The tarry phase is also evil for another reason: We need to wash out the NaCl (common table salt) that is the other product of our reaction. Sodium has a strong yellow emission line that will turn our blue flame white, if we don't eliminate it. We want a fine powder, not a tar ball, for this washing process. (Though, for all I know, the tarry phase may effectively exclude the sodium. I'm just too ignorant to know anything about that.)

Other comments: This process *should* be pretty non-toxic. The precursors aren't too evil, and the (main) products are common table salt and a form of blue aspirin. Desultory research on the Internet reveals that both Cu salicylate and Na salicylate have been used as analgesics, so I figure they can't be that toxic. Don't know about any other reaction products, though. Oh, and hot CuCl solution ate the plating right off the metal spoon I used to stir it the first time. And the liquid resulting from the reaction attacks stainless steel rather fiercely, so I recommend using all plastic implements in this process.

Our goal is to do this reaction cold, then wash the result to remove the NaCl, while maintaining our pretty blue crystals. With this in mind, this is how I proceeded on my fourth try:
  • Dissolve 200 grams CuCl in ~1 cup boiling water.

  • Dissolve 240 grams Na salicylate in ~2 cups boiling water.

  • Cool both to ~50 deg. F in an ice water bath (quickly, to avoid precipitation).

  • Pour the CuCl solution slowly into the Na salicylate solution, stirring constantly. See the pretty green tarry phase form instantly!

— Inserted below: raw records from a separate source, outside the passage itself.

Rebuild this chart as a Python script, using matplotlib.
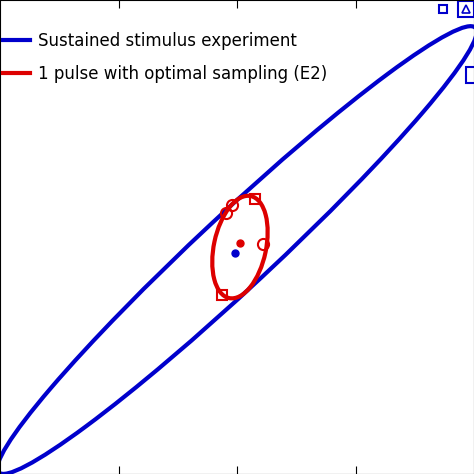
import numpy as np
import matplotlib.pyplot as plt
from matplotlib.patches import Ellipse

# ellipse params: center x, center y, width, height, angle
blue_ell = [2.0, 1.89, 5.5, 0.62, 43]
red_ell = [2.025, 1.915, 0.44, 0.88, -12]

blue_dot = [1.98, 1.865]
red_dot = [2.025, 1.95]
red_circ_x = [1.91, 1.96, 2.22]
red_circ_y = [2.20, 2.27, 1.94]
red_sq_x = [2.15, 1.87]
red_sq_y = [2.32, 1.51]
blue_sq_x = [3.74, 3.93, 4.0]
blue_sq_y = [3.92, 3.92, 3.37]

fig, ax = plt.subplots(figsize=(4.74, 4.74), dpi=100)
fig.subplots_adjust(left=0, right=1, bottom=0, top=1)

ax.add_patch(Ellipse(blue_ell[:2], blue_ell[2], blue_ell[3], angle=blue_ell[4],
                     fill=False, ec='#0000cc', lw=3))
ax.add_patch(Ellipse(red_ell[:2], red_ell[2], red_ell[3], angle=red_ell[4],
                     fill=False, ec='#dd0000', lw=3))

ax.plot(*blue_dot, 'o', color='#0000cc', ms=5)
ax.plot(*red_dot, 'o', color='#dd0000', ms=5)
ax.plot(red_circ_x, red_circ_y, 'o', mfc='none', mec='#dd0000', ms=8, mew=1.5)
ax.plot(red_sq_x, red_sq_y, 's', mfc='none', mec='#dd0000', ms=7, mew=1.5)
ax.plot(blue_sq_x[:1], blue_sq_y[:1], 's', mfc='none', mec='#0000cc', ms=6, mew=1.5)
ax.plot(blue_sq_x[1:], blue_sq_y[1:], 's', mfc='none', mec='#0000cc', ms=12, mew=1.5)
ax.plot(blue_sq_x[1:2], blue_sq_y[1:2], '^', mfc='none', mec='#0000cc', ms=6, mew=1.2)

ax.plot([], [], color='#0000cc', lw=3, label='Sustained stimulus experiment')
ax.plot([], [], color='#dd0000', lw=3, label='1 pulse with optimal sampling (E2)')
ax.legend(loc='upper left', bbox_to_anchor=(-0.025, 0.965), frameon=False,
          fontsize=12, handlelength=1.6, handletextpad=0.5, labelspacing=0.9)

ax.set_xlim(0, 4)
ax.set_ylim(0, 4)
ax.set_xticks([1, 2, 3])
ax.set_yticks([])
ax.tick_params(axis='x', top=True, direction='in', length=6, labelbottom=False)
plt.savefig('out.png', dpi=100)
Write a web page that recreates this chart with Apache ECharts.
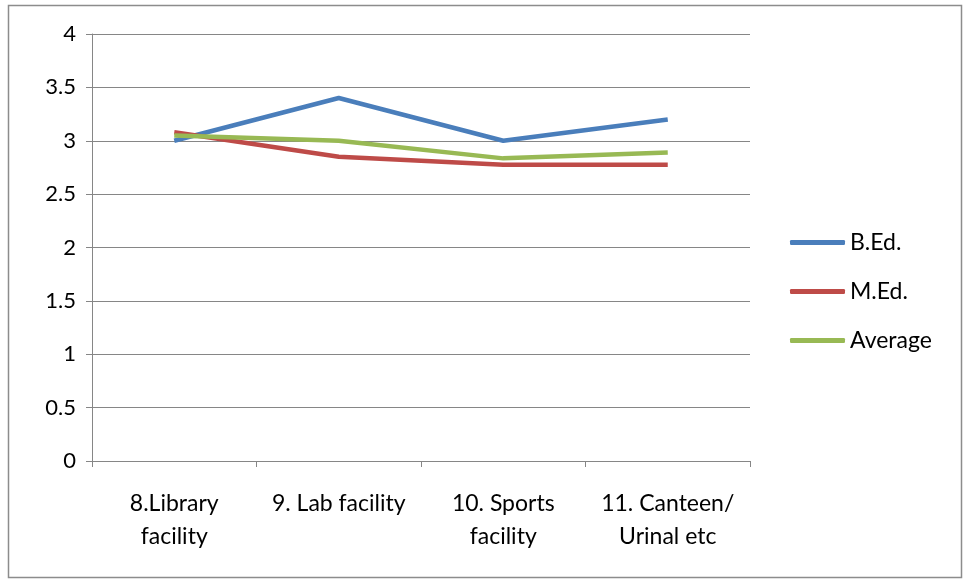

  • Stir constantly with a large plastic spoon for ~3 minutes.

  • For the first few minutes, the solution will stay a very dark forest green. Then a phase transition takes place, possibly even before you finish stirring in the CuCl solution. The blue crystals form rather rapidly. As this happens, the mixture goes from a liquid solution to fairly dense sky-blue slurry. (Really cool to watch--have the family gather round!) If the slurry becomes too dense to stir, just add more water, which also helps to wash out the NaCl

    [Then it was late, so I put it in the fridge overnight.]

  • Pour a bunch of the slurry into a coffee filter cone with standard coffee filter paper. Let it drip for an hour or so.

  • Remove the filter paper and semi-solid slurry and place it on a sequence of folded-up paper towels, replacing each paper towel when it is soaked.

  • When the paper towels stop absorbing water, dump the filtrate back into your reaction vessel and wash with ~1 liter or quart of cold water. Wash at least twice.

  • If you want to maximize your yield, you could skip the washing. If you want to intensify your blue, you might want to do several washings to get rid of that sodium.

  • Repeat the filtering process and allow the Cu salicylate to air-dry for as long as it takes.

  • Then you can mill up some comp!
The paper towels are my conjectured cheap hillbilly chromatography; an effort to draw the NaCl out of the Cu salicylate in a process akin to how they make weapons-grade plutonium, only different. I may be completely full of it with this step, but what the heck; "seems like a good idea."

Have fun, and please trade notes and improvements to this hillbilly process of mine!